Data Annotation Challenges and Overcoming them with AI Data Labeling Companies
Ever since the dawn of the digital era, data has become crucial. The advent of Artificial Intelligence and Machine Learning has further increased its importance to a great extent. Machine Learning algorithms coupled with AI learn and perform the desired actions using input datasets that are prepared with the help of humans.
As more and more businesses, whether big or small, rely on AI/ML-based applications to expand their paradigms—data collection and processing with minimal human error, therefore, becomes important. So, data annotation is the process by which Machine Learning models are trained.
Understanding Data Labeling
For a Machine Learning algorithm to perform like humans, it must be fed with the respective data that instructs it. The process of encoding this data in a language that machines can interpret is known as data labeling. With this process, different Machine Learning algorithms like Computer Visions and Natural Language Processing models perform the desired actions. Any errors or inaccuracies in the data labeling process can impact a business’s bottom line negatively, rather than streamlining or enhancing it.

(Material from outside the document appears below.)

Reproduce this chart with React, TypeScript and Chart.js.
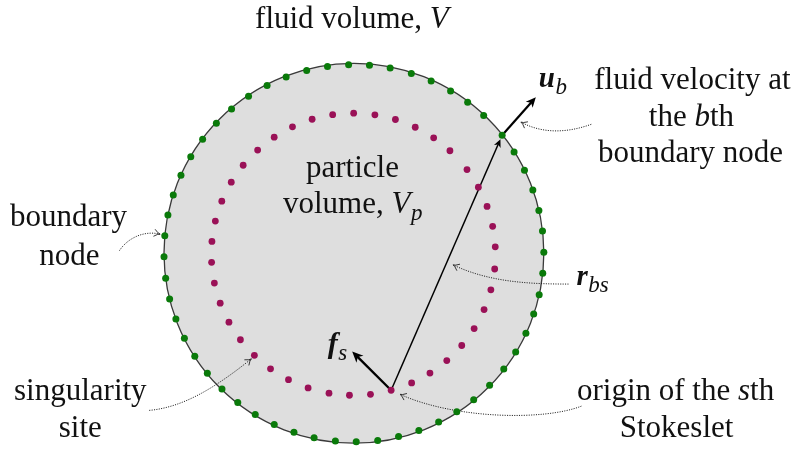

Challenges in Data Labeling
Known that any AI model is as smart as the data it is fed with. Besides, adding accurate labels to the different parts of input datasets is a significant undertaking. It requires a dedicated amount of time and effort to be executed efficiently. Otherwise, AI/ML implementation can prove to be a failure, resulting in impeded efforts. First, let’s take a look at the challenges in labeling datasets that a majority of organizations face:
-
Inappropriate Infrastructure
Getting the infrastructure that can efficiently store bulk volumes and support the labeling tasks needs a budget. Broadly speaking, any technical infrastructure includes maintenance, development, and up-gradation cost. Businesses that are not into core technical tasks often find this a taxing financial liability, opting for outsourced data annotation.
-
Scalability & Flexibility
Training smart models requires constant volumes of high-quality data. A shortage of input datasets might interrupt the algorithms’ learning, resulting in inefficient outcomes. Collecting and labeling such large volumes of data poses a logistical challenge for many companies.
-
Scarcity of Skilled Resources
Accurate data annotation is the key to getting precise AI outputs. If data labeling misses the mark, it might result in similar errors in AI like humans. Hence, it is vital to annotate data accurately—and to supervise these input datasets, organizations need skilled professionals. Hunting for such competent annotators is a challenge, especially when it impacts your model’s productivity directly.
-
Monetary Issues
Setting up a data labeling department in-house needs monetary investments in terms of infrastructure, technology implementation, hiring, and training resources. Whereas, collaborating with an accomplished AI data labeling company is another way to consider. You only have to pay for the services involved and optimize operational expenditures.
In-House Data Annotation
It is important to know that the success of the data labeling process is rooted in the fact that effective use of this new-gen technology significantly contributes to increasing productivity. But, introducing AI/ML & data annotation is like initiating a whole department that involves infrastructure, skilled human resources, and a lot of finance. Let’s look at the pros and cons of in-house setup.
-
Pros
One of the biggest reasons businesses prefer in-house setup is that your data remains hygiene and its integrity untouched. It is completely secured since it is not shared with any third party. Undoubtedly, stakeholders have control over the entire process. In addition to this, they can also keep a check on the overall cost of the project.
-
Cons
On the negative side, talent hunting and skill training are difficult tasks. Hiring an in-house team adds to operational expenditures in terms of high-tech infrastructure development and maintenance of upgraded technology. The cost of hiring skilled resources is also exceptionally high due to the scarcity of trained personnel. Besides, the annotation process might get stuck in internal bias.
As evident, the cons of hiring an in-house data annotation team outweigh the pros. Collaborating with experienced data labeling companies not only helps businesses to get quality training datasets within the desired time, but also optimizes the operational costs. They address the data security concerns by following strict protocols and safety measures. So, isn’t this a win-win for companies looking to harness AI/ML?
Ending Note
Data labeling is a vital job. Different applications have different labeling requirements, for example- an autonomous vehicle operates on a different algorithm than a drone. The entire industry is highly dependent on human-in-loop wherein annotators currently depend on tools to prepare input datasets.
So, whether to perform it in-house or consult with professionals and engage in outsourced services depends on the complexity of the task. You might consider in-house an option if you have a limited labeling requirement or are very much concerned about the privacy of your data.
But large projects have to be labeled using techniques like semantic segmentation, bounding boxes, 3D cuboids, etc. In such a case, it is better to collaborate with professional service providers that are experienced and possess the required skills to align outcomes according to your goals.